Mentre mi sta dicendo così, si avvicina a noi l’educatore; gli si presenta, lo invito a seguirlo nel suo ufficio. A me, dice di aspettare lì, mio padre sarebbe ritornato subito. Seguendolo, mio padre girandosi verso di me ammiccava sorridendo, ci penso io stai tranquillo, sembrava mi volesse dire, e io in effetti mi sentivo più tranquillo. Ho iniziato a guardare in giro, gli altri ragazzi al colloquio con i genitori, c’era chi piangeva, chi rideva, chi stava muto e i bambini che correvano tra i tavoli facendo una caciara infernale. Non  trovando niente d’interessante, mi metto a guardare la porta dalla quale sarebbe riapparso mio padre, l’ho fissata per una decina di  minuti, cosi senza un pensiero in testa, mi ero spento. Finalmente s’è aperta ed io mi sono riacceso vedendolo venire verso di me, preoccupato ma senza voler darlo a vedere.

Arrivato mi mette una mano sulla spalla e mi dice :Figll mie , a rumane angor pe tanta  temp.

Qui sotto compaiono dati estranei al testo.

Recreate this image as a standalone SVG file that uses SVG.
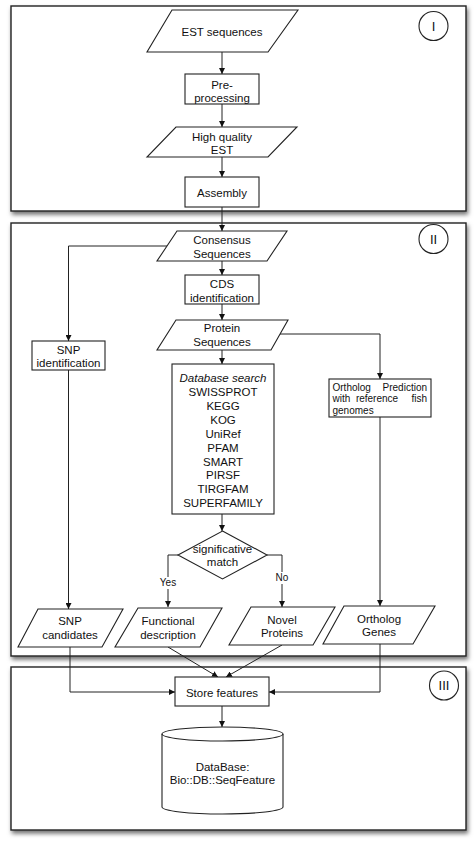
<svg xmlns="http://www.w3.org/2000/svg" width="474" height="842" viewBox="0 0 474 842">
<style>
text{font-family:"Liberation Sans",Arial,sans-serif;font-size:11.5px;fill:#111;text-anchor:middle}
.s{fill:#fff;stroke:#222;stroke-width:1.1}
.panel{fill:#fff;stroke:#222;stroke-width:1.4}
.c{fill:none;stroke:#222;stroke-width:1}
.lbl{font-size:10px}
.small{font-size:10px;text-anchor:start}
.end{text-anchor:end}
.mid{text-anchor:middle}
.num{font-size:13px}
</style>
<defs>
<marker id="ah" viewBox="0 0 10 10" refX="10" refY="5" markerWidth="6" markerHeight="6" orient="auto" markerUnits="userSpaceOnUse">
<path d="M0,0 L10,5 L0,10 Z" fill="#111"/>
</marker>
<filter id="sh" x="-5%" y="-5%" width="110%" height="115%">
<feDropShadow dx="1.5" dy="3" stdDeviation="2" flood-color="#000" flood-opacity="0.55"/>
</filter>
</defs>

<g id="panels">
<rect class="panel" x="11" y="6" width="455" height="205" filter="url(#sh)"/>
<rect class="panel" x="11" y="223" width="455" height="433" filter="url(#sh)"/>
<rect class="panel" x="11" y="667" width="455" height="163" filter="url(#sh)"/>
</g>

<g id="connectors">
<path class="c" d="M222,52 V74" marker-end="url(#ah)"/>
<path class="c" d="M222,104 V127" marker-end="url(#ah)"/>
<path class="c" d="M222,157 V177" marker-end="url(#ah)"/>
<path class="c" d="M222,207 V231" marker-end="url(#ah)"/>
<path class="c" d="M222,261 V275" marker-end="url(#ah)"/>
<path class="c" d="M167,246 H68.5 V341" marker-end="url(#ah)"/>
<path class="c" d="M222,304 V320" marker-end="url(#ah)"/>
<path class="c" d="M222,350 V364" marker-end="url(#ah)"/>
<path class="c" d="M280,334 H380 V379" marker-end="url(#ah)"/>
<path class="c" d="M222,514 V531" marker-end="url(#ah)"/>
<path class="c" d="M178,555 H168 V607" marker-end="url(#ah)"/>
<path class="c" d="M267,555 H282 V607" marker-end="url(#ah)"/>
<path class="c" d="M68.5,370 V609" marker-end="url(#ah)"/>
<path class="c" d="M380,417 V606" marker-end="url(#ah)"/>
<path class="c" d="M168,647 L218,677" marker-end="url(#ah)"/>
<path class="c" d="M282,645 L226,677" marker-end="url(#ah)"/>
<path class="c" d="M70,647 V692 H175" marker-end="url(#ah)"/>
<path class="c" d="M380,644 V692 H269" marker-end="url(#ah)"/>
<path class="c" d="M222,706 V727" marker-end="url(#ah)"/>
<rect x="159" y="577" width="18" height="12" fill="#fff"/>
<text class="lbl" x="168" y="586">Yes</text>
<rect x="274" y="572" width="16" height="12" fill="#fff"/>
<text class="lbl" x="282" y="581">No</text>
</g>

<g id="label-I"><circle class="s" cx="433.5" cy="26" r="14.5"/><text class="num" x="433.5" y="30.5">I</text></g>
<g id="label-II"><circle class="s" cx="433.5" cy="239" r="14.5"/><text class="num" x="433.5" y="243.5">II</text></g>
<g id="label-III"><circle class="s" cx="444" cy="685.5" r="14.5"/><text class="num" x="444" y="690">III</text></g>

<g id="est-sequences">
<polygon class="s" points="172,10 298,10 268,52 147,52"/>
<text x="222" y="36">EST sequences</text>
</g>
<g id="pre-processing">
<rect class="s" x="185" y="74" width="74" height="30"/>
<text x="222" y="89">Pre-</text><text x="222" y="102">processing</text>
</g>
<g id="high-quality-est">
<polygon class="s" points="176,127 297,127 268,157 147,157"/>
<text x="222" y="141">High quality</text><text x="222" y="154">EST</text>
</g>
<g id="assembly">
<rect class="s" x="185" y="177" width="74" height="30"/>
<text x="222" y="197">Assembly</text>
</g>

<g id="consensus-sequences">
<polygon class="s" points="177,231 287,231 267,261 157,261"/>
<text x="222" y="244">Consensus</text><text x="222" y="258">Sequences</text>
</g>
<g id="cds-identification">
<rect class="s" x="185" y="275" width="74" height="29"/>
<text x="222" y="288">CDS</text><text x="222" y="302">identification</text>
</g>
<g id="snp-identification">
<rect class="s" x="32" y="341" width="73" height="29"/>
<text x="68.5" y="354">SNP</text><text x="68.5" y="367">identification</text>
</g>
<g id="protein-sequences">
<polygon class="s" points="176,320 288,320 271,350 157,350"/>
<text x="222" y="332">Protein</text><text x="222" y="346">Sequences</text>
</g>
<g id="database-search">
<rect class="s" x="172" y="364" width="102" height="150"/>
<text x="223" y="382" font-style="italic">Database search</text>
<text x="223" y="396">SWISSPROT</text>
<text x="223" y="410">KEGG</text>
<text x="223" y="424">KOG</text>
<text x="223" y="437.5">UniRef</text>
<text x="223" y="451.5">PFAM</text>
<text x="223" y="465.5">SMART</text>
<text x="223" y="479">PIRSF</text>
<text x="223" y="493">TIRGFAM</text>
<text x="223" y="507">SUPERFAMILY</text>
</g>
<g id="ortholog-prediction">
<rect class="s" x="329" y="379" width="102" height="38"/>
<text class="small" x="332.5" y="390.5">Ortholog</text><text class="small end" x="427" y="390.5">Prediction</text>
<text class="small" x="332.5" y="402">with</text><text class="small mid" x="377" y="402">reference</text><text class="small end" x="427" y="402">fish</text>
<text class="small" x="332.5" y="413.5">genomes</text>
</g>
<g id="significative-match">
<polygon class="s" points="222.5,531 267,555 222.5,579 178,555"/>
<text x="222.5" y="553">significative</text><text x="222.5" y="566">match</text>
</g>
<g id="snp-candidates">
<polygon class="s" points="38,609 123,609 102,647 18,647"/>
<text x="70" y="625">SNP</text><text x="70" y="639">candidates</text>
</g>
<g id="functional-description">
<polygon class="s" points="138,608 222,608 200,647 115,647"/>
<text x="168" y="625">Functional</text><text x="168" y="639">description</text>
</g>
<g id="novel-proteins">
<polygon class="s" points="251,607 335,607 313,645 229,645"/>
<text x="282" y="624">Novel</text><text x="282" y="637">Proteins</text>
</g>
<g id="ortholog-genes">
<polygon class="s" points="344,606 435,606 413,644 323,644"/>
<text x="379" y="623">Ortholog</text><text x="379" y="636">Genes</text>
</g>

<g id="store-features">
<rect class="s" x="175" y="677" width="94" height="29"/>
<text x="222" y="697">Store features</text>
</g>
<g id="database">
<path class="s" d="M162,734 A60.5,7 0 0,1 283,734 V807 A60.5,7 0 0,1 162,807 Z"/>
<path class="c" d="M162,734 A60.5,7 0 0,0 283,734" style="stroke-width:1.1"/>
<text x="222.5" y="771">DataBase:</text><text x="222.5" y="784">Bio::DB::SeqFeature</text>
</g>
</svg>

M’han dit tanta  cos stran pe fat ascii , ma jii mm venn puer u vistit pt purt a chess” .

Cumpà, non ho provato delusione,  ma tristezza per la sua…”, “Senti, vedi se riesci a farla provare anche a me ….”, lo interrompo, “non ho capito un architrave di quanto hai detto!”. “E’ dialetto delle nostre parti”, mi dice come se questa precisazione bastasse a farmi comprendere tutto di botto. “In poche parole,  ha detto che devo rimanere ma lui farà di tutto per portarmi a casa. Non ero “cauzionabile”, gli aveva detto l’educatore. Poi s’è seduto di fronte a me e quando i nostri occhi  s’incontrarono vi leggevo: Ho fatto il possibile, poi li abbassava, a disagio”. “Papà, come sta mamma e la famiglia”, gli ho chiesto per distrarlo dal suo stato d’animo. Pian piano si riprende e dice ok, che stanno tutti bene, “ti salutano tanto e non vedono l’ora che tu torni a casa.  Naturalmente mamma è preoccupata perché non sa come ti trattano in questo posto, per cui ti ha mandato una borsa di cibo in previsione del fatto che qui non ci sia quella famosa nebbia nutriente”.

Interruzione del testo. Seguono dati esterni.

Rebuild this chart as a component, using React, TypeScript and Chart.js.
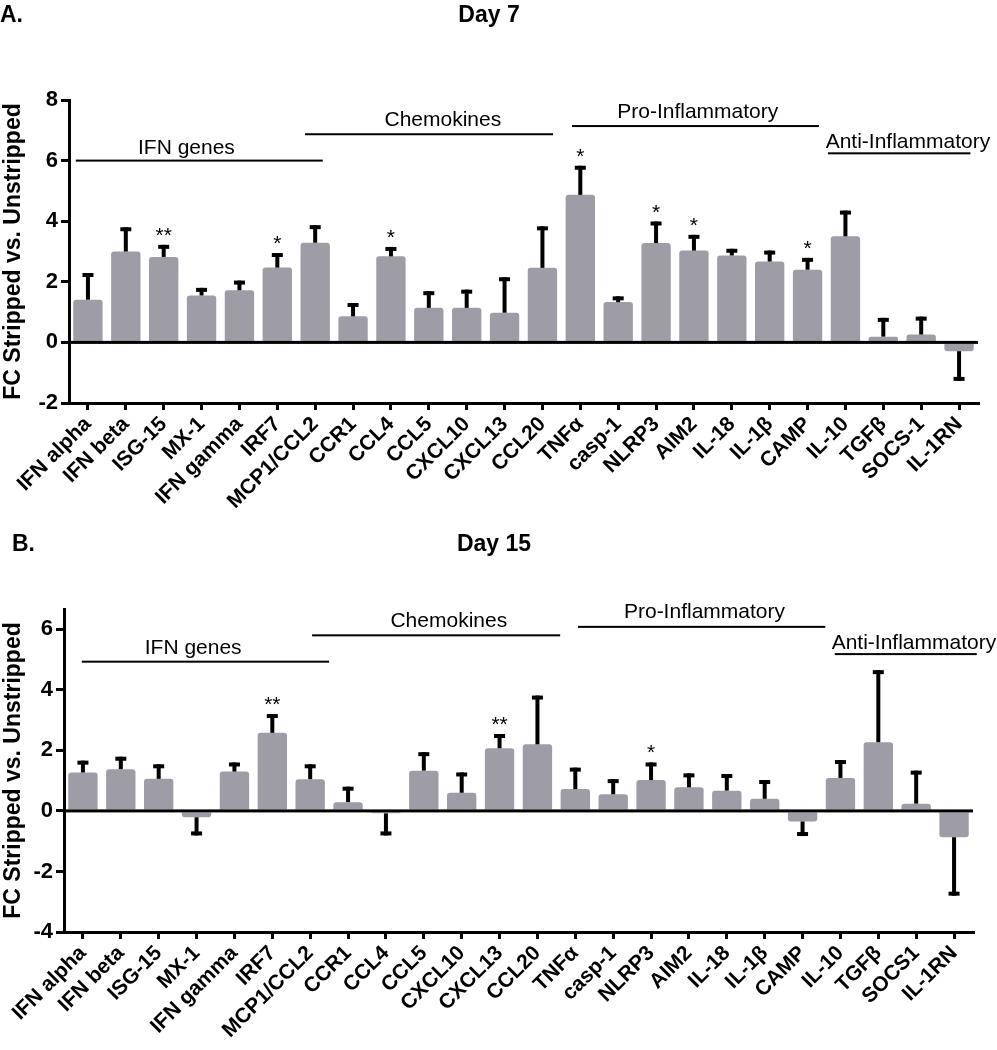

Poi, mi chiede spiegazioni sull’accaduto e naturalmente, cumpà, io minimizzo; non vorrei che passassero altri “tram” da questi parti.

Gli parlo d’un gioco, un semplice scherzo, l’auto  l’avrei restituita al proprietario ….ecc. Dopo un po’ scade l’orario per i colloqui, e lui, dandomi appuntamento per il sabato successivo, mi abbraccia e se ne va .

Lo seguo con lo sguardo pensando che se per l’istituzione non sono “cauzionabile” mi auto-cauzionerò  da me e molto presto. La prima cosa da fare è cambiare di sezione, all’osservazione ci stanno solo i novizi e questi ne sanno quanto me su come funzionano le cose qui dentro . I più svegli, i più duri stanno alla “F” e lì devo riuscire a farmi mettere.